警方按這遺書所說,輕鬆的起出兇器與血衣,本案順利偵破。但警方也不解,遺書裡儲作權明明提到自己服用了氰酸鉀,為何卻沒死。於是照著遺書上所說的藥房去追查,才發現原來是老闆看儲作權來買藥時神色黯然,怕他買去服毒,就故意更換成強力安眠藥。警方將儲作權移送地檢處羈押,經法院三審判處死刑,褫奪公權終身確定,呈奉司法行政部核准,發交台南高分院檢察處,在八月二十一日清晨執行槍決。
吳×花命案從案發到破案不到七十二小時,而且是凶器、血衣、自白一應俱全,真可說是台灣警方首次最成功的「科學辦案」。但卻因為死者的大陳女義胞身分,還有與兇手之間的微妙關係,使得高層也對破案有功的員警「冷處理」。由於當時老蔣已開始裁軍,很多當年在大陸因被拉伕而蹉跎青春的老兵,如今只能靠著積蓄去購買女子成婚,但由於軍餉微薄,坊間早已盛傳有兩個老兵「合買」一個老婆的流言,官方當然是嚴加駁斥。結果這個命案背後的「一妻三夫」,比集資「合買」老婆的傳言,讓政府更加難堪,何況這「商品」還是大陳女義胞。

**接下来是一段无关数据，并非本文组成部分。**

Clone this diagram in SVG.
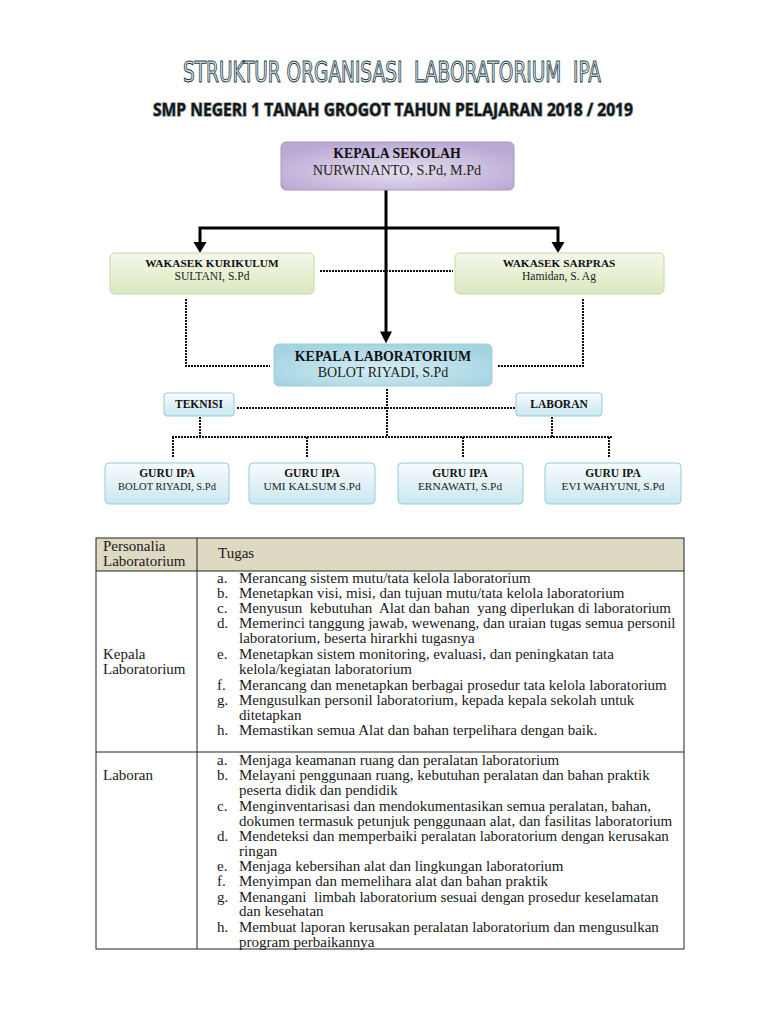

不過我確實也很佩服老蔣,他老人家還真的是能「扭轉乾坤」;先是任意的在全中國拉伕充軍,接著又在大陳諸島這樣全島淨空的武裝計畫移民,終於讓三個本應無夢的老兵在台灣瘋狂追夢,還能讓一個應該勇於追夢的少女在台灣全然無夢,最後產生了這段「台灣奇蹟」。
可惜王偉忠、賴聲川這些藝術大師,大概也只對虛構的莒光日模範眷村,例如什麼「自強一村」、「寶島新村」,還有什麼父慈子孝、兄友弟恭的虛幻題材有興趣;真實出現在台灣社會裡的「太平新村」,大陳女義胞與老兵的一妻三夫等真實故事,就只能永遠深埋在陰暗的歷史角落裡了。